JCVD
Release Date: Nov. 7 (limited)
Director: Mabrouk El Mechri
Writers: Frédéric Bénudis, Mabrouk El Mechri, Christophe Turpin
Cinematographer: Pierre-Yves Bastard
Starring: Jean-Claude Van Damme
Studio/Run Time: Peach Arch, 96 mins.
When was the last time you watched a Jean-Claude Van Damme movie? Hard Target (1993) may have been the flick that brought Hong Kong genius John Woo to Hollywood, but the Muscles from Brussels has not been in the ascendant in a long, long while. Van Damme, who just turned 48, belongs to a different generation of action hero—the hyper-masculine, death-dealing martial arts master whose lady-killing ways don’t rely too much on nuance. These days, all our superheroes, double agents and fearless men who race on dangerous missions to save the free world, yada yada yada, have gone emo. Matt Damon? C’mon! (Actually, the Bourne Trilogy is pretty great, but it’s a different order of Things Blowing Up Real Good.)
Yes, J-C has been consigned to straight-to-video limbo for a small eternity. Remember Replicant? Narco? How about Wake of Death? Until Death? Surely In Hell? You get the idea. Much like his 2002 film, released in Europe as Terror Train, Van Damme’s marquee market value was Derailed. But it sure is fun to read his IMDb page. Alas, what’s a studly avatar to do? Go emo, of course.
JCVD offers Van Damme the role he was born to play: Himself. Or a variation on his real-life self that plays the tension between screen persona and troubled middle-aged action hero in a way Charlie Kaufman could appreciate. Instigated by a producer and conceived by Van Damme fan and director Mabrouk El Mechri, the film makes liberal use of real events from its star’s life to spin a self-reflexive story whose telling seems to be equally inspired by Pulp Fiction (the basic narrative is replayed from multiple perspectives) and the acidic behind-the-scenes satire of Entourage.
Indeed, the movie opens with an archetypal action sequence: Van Damme on enemy ground, kickboxing, hand grenading and automatic weaponing a small army of swarthy terrorist-types to rescue a comely hostage. Cut! It’s readily apparent that it’s only a movie, down to the bored Asian director and the Eastern European location. We follow Van Damme as he argues with his agent about his roles, visits a courtroom where his own movies are used as evidence against him in a custody battle, and sense his growing vulnerability as he watches his star fade, along with the rest of his life.

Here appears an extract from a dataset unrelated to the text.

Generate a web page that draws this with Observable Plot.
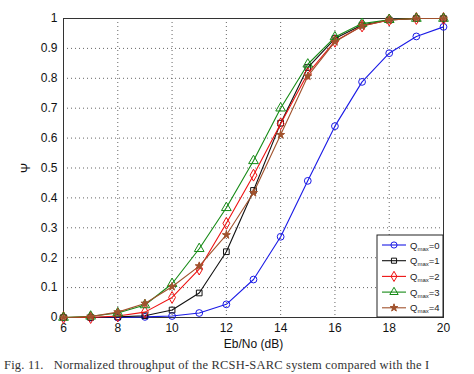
<!DOCTYPE html>
<html>
<head>
<meta charset="utf-8">
<script src="https://cdn.jsdelivr.net/npm/d3@7"></script>
<script src="https://cdn.jsdelivr.net/npm/@observablehq/plot@0.6"></script>
<style>
  html, body { margin: 0; padding: 0; background: #fff; }
  body { width: 474px; height: 374px; overflow: hidden; position: relative; font-family: "Liberation Sans", Arial, sans-serif; }
  #chart { position: absolute; left: 0; top: 0; }
  #caption { position: absolute; left: 4px; top: 358px; font-family: "Liberation Serif", "DejaVu Serif", serif; font-size: 12.5px; line-height: 14px; color: #333; white-space: nowrap; letter-spacing: 0.2px; }
</style>
</head>
<body>
<div id="chart"></div>
<div id="caption">Fig. 11.&nbsp;&nbsp; Normalized throughput of the RCSH-SARC system compared with the I</div>
<script>
const ebno = [6, 7, 8, 9, 10, 11, 12, 13, 14, 15, 16, 17, 18, 19, 20];
const q0 = [0, 0, 0, 0.002, 0.005, 0.015, 0.044, 0.127, 0.27, 0.457, 0.64, 0.788, 0.884, 0.94, 0.972];
const q1 = [0, 0, 0.002, 0.006, 0.025, 0.082, 0.22, 0.425, 0.65, 0.836, 0.933, 0.978, 0.995, 1, 1];
const q2 = [0, 0, 0.005, 0.018, 0.067, 0.162, 0.315, 0.476, 0.648, 0.816, 0.924, 0.975, 0.995, 1, 1];
const q3 = [0, 0.004, 0.015, 0.042, 0.113, 0.23, 0.367, 0.524, 0.70, 0.847, 0.938, 0.983, 0.996, 1, 1];
const q4 = [0, 0.003, 0.018, 0.047, 0.103, 0.172, 0.276, 0.417, 0.611, 0.807, 0.922, 0.975, 0.995, 1, 1];
const seriesNames = ["0", "1", "2", "3", "4"];
const xTicks = [6, 8, 10, 12, 14, 16, 18, 20];
const yTicks = [0, 0.1, 0.2, 0.3, 0.4, 0.5, 0.6, 0.7, 0.8, 0.9, 1];

const colors = ["#1a1ae6", "#111111", "#ee1111", "#158a15", "#a0522d"];
const symbols = ["circle", "square", "diamond", "triangle", "star"];
const fills = ["none", "none", "none", "none", "#a0522d"];
const radii = [3.4, 3.2, 3.6, 3.6, 2.5];

const allSeries = [q0, q1, q2, q3, q4];
const data = [];
allSeries.forEach((vals, s) => vals.forEach((v, i) => data.push({x: ebno[i], y: v, s})));

const W = 474, H = 350;
const marks = [
  Plot.gridX(xTicks, {stroke: "#555", strokeOpacity: 0.9, strokeDasharray: "1,3", strokeWidth: 1}),
  Plot.gridY(yTicks, {stroke: "#555", strokeOpacity: 0.9, strokeDasharray: "1,3", strokeWidth: 1}),
  Plot.axisX({ticks: xTicks, tickSize: 0, tickPadding: 6, fontSize: 12, label: "Eb/No (dB)", labelAnchor: "center", labelArrow: "none", labelOffset: 30, fill: "#111"}),
  Plot.axisY({ticks: yTicks, tickSize: 0, tickPadding: 6, fontSize: 12, tickFormat: d => String(+d.toFixed(1)), label: "Ψ", labelAnchor: "center", labelArrow: "none", labelOffset: 42, fill: "#111"}),
  Plot.frame({stroke: "#333", strokeWidth: 1})
];
allSeries.forEach((vals, s) => {
  const d = data.filter(p => p.s === s);
  marks.push(Plot.line(d, {x: "x", y: "y", stroke: colors[s], strokeWidth: 1.1}));
  marks.push(Plot.dot(d, {x: "x", y: "y", symbol: () => symbols[s], stroke: colors[s], fill: fills[s], r: radii[s], strokeWidth: 1}));
});

const plot = Plot.plot({
  width: W, height: H,
  marginLeft: 63, marginRight: 31, marginTop: 18, marginBottom: 33,
  x: {domain: [6, 20]},
  y: {domain: [0, 1]},
  symbol: {type: "identity"},
  style: {fontFamily: "Liberation Sans, Arial, sans-serif", fontSize: "12px", background: "#fff", overflow: "visible"},
  marks
});
document.getElementById("chart").appendChild(plot);

// Legend drawn into the plot's SVG
const svg = d3.select(plot);
const lx = 377, ly = 235, lw = 66, lh = 82;
const g = svg.append("g").attr("font-family", "Liberation Sans, Arial, sans-serif").attr("font-size", 9.5).attr("text-anchor", "start");
g.append("rect").attr("x", lx).attr("y", ly).attr("width", lw).attr("height", lh).attr("fill", "#fff").attr("stroke", "#222").attr("stroke-width", 1);
const symGen = {
  circle: d3.symbolCircle, square: d3.symbolSquare, diamond: d3.symbolDiamond, triangle: d3.symbolTriangle, star: d3.symbolStar
};
const symSize = [30, 26, 30, 30, 18];
seriesNames.forEach((name, s) => {
  const yy = ly + 10 + s * 15.7;
  g.append("line").attr("x1", lx + 5).attr("x2", lx + 29).attr("y1", yy).attr("y2", yy).attr("stroke", colors[s]).attr("stroke-width", 1.1);
  g.append("path").attr("d", d3.symbol(symGen[symbols[s]], symSize[s])()).attr("transform", `translate(${lx + 17},${yy})`)
    .attr("fill", fills[s]).attr("stroke", colors[s]).attr("stroke-width", 1);
  const t = g.append("text").attr("x", lx + 33).attr("y", yy + 3.5).attr("fill", "#222").attr("text-anchor", "start");
  t.append("tspan").text("Q");
  t.append("tspan").attr("font-size", 6).attr("dy", 2).text("max");
  t.append("tspan").attr("dy", -2).text("=" + name);
});
</script>
</body>
</html>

But then, he ends up in a bank robbery. Hoping to pick up a wire from his agent to pay his impatient lawyer, Van Damme wanders into a stick-up/hostage situation almost exactly like in one of his movies. The shaggy crew of gunmen immediately use their guest celebrity as a decoy-of-sorts, forcing him to deceive the battalion of police outside into believing that he is the culprit, gone berserk after one cocaine binge too many. El Mechri fragments the scenario, so that bits of information are withheld, as the camera loops around the same events from different angles. The scenes are shot in lighting that makes every frame appear as if dipped in glistening mud, a tactic perhaps aimed at signifying JCVD’s movie-movie artifice, but perhaps more than a tad precious for the conceit. Unless it’s another punchline.
It’s that uneasiness between laughs and genuine pathos that gives the movie its real kick. When the drama suddenly suspends about an hour in and Van Damme rises up above the set on a lift to address the camera directly, all the self-deprecating footnotes gather unlikely force as the real Jean-Claude makes us, for once, feel his pain. His monologue, a literal cri de coeur, barely even needs subtitles to be effective. At the movie’s showing at a film festival in Sitges, Spain last month, there was no English translation provided. Still, with a tear-soaked confession—Je ne suis pas un animal! Je suis un être humain!—J-C proves that even a washed-up action dude can have his Hamlet moment, and kick it through the wall.